| Instruction |
Lines containing the word "matplotlib" are to be counted; state their number and nothing further.

| Records for processing |
# # # # # # #

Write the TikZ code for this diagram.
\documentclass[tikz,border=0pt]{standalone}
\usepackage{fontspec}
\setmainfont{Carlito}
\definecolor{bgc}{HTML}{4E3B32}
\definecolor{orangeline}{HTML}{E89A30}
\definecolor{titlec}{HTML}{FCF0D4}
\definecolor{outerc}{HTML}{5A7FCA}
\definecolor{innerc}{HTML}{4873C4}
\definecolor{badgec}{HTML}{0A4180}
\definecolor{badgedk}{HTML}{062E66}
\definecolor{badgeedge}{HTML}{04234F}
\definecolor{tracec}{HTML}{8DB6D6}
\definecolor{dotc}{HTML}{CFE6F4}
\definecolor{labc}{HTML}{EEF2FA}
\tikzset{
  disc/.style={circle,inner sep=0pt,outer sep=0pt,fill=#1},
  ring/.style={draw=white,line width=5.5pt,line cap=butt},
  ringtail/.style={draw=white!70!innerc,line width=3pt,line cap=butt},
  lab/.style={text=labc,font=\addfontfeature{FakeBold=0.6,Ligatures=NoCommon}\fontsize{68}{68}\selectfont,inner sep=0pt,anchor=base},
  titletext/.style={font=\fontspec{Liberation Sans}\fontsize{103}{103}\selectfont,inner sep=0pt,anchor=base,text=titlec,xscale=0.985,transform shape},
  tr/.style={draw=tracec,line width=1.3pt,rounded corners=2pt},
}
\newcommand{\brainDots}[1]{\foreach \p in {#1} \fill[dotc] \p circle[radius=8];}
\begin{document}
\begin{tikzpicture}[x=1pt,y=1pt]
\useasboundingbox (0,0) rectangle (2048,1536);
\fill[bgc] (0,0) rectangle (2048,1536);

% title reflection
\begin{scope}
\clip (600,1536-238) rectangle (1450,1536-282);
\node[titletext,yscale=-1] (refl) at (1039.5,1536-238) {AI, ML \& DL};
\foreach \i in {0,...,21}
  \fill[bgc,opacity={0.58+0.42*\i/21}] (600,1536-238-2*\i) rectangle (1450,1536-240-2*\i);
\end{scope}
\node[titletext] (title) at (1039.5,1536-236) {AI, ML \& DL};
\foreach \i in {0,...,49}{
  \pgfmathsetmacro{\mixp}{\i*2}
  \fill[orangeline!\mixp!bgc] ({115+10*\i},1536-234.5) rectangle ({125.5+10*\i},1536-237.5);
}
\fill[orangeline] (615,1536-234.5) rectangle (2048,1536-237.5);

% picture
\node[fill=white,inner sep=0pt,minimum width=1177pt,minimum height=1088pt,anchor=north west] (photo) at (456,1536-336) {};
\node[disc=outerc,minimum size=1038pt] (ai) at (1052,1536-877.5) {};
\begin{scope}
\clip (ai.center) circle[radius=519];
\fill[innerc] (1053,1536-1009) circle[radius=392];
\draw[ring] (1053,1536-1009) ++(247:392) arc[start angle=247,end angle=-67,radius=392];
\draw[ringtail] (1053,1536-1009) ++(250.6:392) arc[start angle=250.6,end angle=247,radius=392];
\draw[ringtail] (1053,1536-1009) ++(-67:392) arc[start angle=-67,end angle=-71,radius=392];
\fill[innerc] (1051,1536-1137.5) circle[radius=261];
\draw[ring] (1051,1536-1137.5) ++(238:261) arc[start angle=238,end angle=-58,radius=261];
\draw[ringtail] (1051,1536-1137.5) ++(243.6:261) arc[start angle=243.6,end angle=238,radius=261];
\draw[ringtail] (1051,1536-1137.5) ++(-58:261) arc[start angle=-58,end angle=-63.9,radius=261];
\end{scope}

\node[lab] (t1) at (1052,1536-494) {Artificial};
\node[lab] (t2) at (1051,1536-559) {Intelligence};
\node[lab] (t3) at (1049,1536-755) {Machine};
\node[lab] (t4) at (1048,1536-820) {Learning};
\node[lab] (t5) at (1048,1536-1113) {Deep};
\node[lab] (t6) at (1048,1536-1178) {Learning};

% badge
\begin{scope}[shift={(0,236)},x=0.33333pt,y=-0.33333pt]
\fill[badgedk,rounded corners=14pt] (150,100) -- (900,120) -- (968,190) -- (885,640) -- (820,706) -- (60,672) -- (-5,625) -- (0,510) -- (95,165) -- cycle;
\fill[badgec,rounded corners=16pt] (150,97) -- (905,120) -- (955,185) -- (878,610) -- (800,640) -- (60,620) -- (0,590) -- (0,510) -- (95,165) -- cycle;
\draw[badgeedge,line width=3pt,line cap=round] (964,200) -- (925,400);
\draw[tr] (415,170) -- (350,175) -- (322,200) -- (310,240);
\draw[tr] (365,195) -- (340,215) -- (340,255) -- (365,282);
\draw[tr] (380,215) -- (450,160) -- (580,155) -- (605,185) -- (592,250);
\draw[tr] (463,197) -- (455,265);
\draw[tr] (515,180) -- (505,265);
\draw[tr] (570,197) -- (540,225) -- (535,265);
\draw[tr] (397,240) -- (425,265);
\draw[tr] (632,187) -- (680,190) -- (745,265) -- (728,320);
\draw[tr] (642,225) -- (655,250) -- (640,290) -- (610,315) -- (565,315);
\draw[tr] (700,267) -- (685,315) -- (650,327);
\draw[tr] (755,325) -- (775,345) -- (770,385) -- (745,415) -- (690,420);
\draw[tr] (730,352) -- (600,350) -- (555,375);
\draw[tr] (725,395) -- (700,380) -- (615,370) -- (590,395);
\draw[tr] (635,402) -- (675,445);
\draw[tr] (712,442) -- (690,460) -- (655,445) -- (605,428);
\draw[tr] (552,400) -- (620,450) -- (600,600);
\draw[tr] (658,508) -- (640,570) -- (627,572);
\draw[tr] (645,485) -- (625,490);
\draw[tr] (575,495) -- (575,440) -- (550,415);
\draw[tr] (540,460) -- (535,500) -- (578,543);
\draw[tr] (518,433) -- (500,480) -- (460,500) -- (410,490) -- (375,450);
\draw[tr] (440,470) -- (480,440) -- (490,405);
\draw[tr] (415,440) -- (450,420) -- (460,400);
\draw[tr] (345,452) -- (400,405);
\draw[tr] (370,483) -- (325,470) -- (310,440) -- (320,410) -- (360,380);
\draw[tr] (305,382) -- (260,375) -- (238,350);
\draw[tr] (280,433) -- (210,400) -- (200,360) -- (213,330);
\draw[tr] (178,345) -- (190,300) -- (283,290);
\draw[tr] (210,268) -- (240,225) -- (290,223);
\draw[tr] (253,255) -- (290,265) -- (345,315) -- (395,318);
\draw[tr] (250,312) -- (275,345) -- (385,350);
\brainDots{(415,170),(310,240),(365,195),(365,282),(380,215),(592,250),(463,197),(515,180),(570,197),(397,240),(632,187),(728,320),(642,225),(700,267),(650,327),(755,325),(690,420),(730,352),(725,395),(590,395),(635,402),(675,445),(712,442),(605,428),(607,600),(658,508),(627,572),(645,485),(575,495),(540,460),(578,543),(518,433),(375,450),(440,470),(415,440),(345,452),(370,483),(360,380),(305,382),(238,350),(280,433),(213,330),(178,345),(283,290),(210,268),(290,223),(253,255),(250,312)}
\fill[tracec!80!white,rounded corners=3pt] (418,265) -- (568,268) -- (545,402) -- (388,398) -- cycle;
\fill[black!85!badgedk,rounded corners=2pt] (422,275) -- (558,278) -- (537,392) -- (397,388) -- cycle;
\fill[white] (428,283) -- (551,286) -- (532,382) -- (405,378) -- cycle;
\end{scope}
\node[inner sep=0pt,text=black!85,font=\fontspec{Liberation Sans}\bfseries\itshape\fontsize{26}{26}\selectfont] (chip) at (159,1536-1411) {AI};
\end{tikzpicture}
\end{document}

# # # # # # #

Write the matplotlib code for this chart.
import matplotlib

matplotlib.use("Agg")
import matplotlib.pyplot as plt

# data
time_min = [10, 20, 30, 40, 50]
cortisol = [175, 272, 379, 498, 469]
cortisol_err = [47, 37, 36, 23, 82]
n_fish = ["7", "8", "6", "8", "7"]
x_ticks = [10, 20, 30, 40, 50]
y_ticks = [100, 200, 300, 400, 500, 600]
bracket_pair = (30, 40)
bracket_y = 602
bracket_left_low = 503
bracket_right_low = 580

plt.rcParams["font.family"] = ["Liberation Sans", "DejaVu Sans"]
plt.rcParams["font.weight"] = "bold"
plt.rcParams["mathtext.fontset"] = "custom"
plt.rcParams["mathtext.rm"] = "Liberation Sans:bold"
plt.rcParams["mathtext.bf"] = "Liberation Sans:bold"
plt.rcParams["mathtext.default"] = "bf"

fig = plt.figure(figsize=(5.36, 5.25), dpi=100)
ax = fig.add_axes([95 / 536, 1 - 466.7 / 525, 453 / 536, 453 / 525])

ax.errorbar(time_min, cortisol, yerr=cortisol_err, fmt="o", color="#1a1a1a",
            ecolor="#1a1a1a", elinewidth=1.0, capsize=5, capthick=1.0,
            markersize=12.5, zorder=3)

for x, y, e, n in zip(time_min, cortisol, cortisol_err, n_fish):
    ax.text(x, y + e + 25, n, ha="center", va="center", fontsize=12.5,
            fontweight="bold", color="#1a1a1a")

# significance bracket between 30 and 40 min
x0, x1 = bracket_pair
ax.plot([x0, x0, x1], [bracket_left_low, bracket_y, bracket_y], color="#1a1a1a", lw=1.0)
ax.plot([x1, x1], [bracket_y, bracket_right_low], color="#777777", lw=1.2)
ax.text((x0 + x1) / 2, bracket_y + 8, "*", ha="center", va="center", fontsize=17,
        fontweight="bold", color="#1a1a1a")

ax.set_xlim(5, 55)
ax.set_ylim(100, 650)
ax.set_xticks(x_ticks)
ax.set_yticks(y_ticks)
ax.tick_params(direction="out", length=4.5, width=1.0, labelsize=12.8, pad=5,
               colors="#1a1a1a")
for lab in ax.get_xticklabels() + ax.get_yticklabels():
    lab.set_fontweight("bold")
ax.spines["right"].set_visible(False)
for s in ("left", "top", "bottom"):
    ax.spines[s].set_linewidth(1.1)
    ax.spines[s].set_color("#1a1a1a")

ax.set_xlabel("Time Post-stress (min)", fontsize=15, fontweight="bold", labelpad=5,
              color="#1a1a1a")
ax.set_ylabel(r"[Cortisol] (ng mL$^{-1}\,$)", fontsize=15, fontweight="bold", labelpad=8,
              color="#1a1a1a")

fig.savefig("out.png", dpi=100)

# # # # # # #

| The result |
4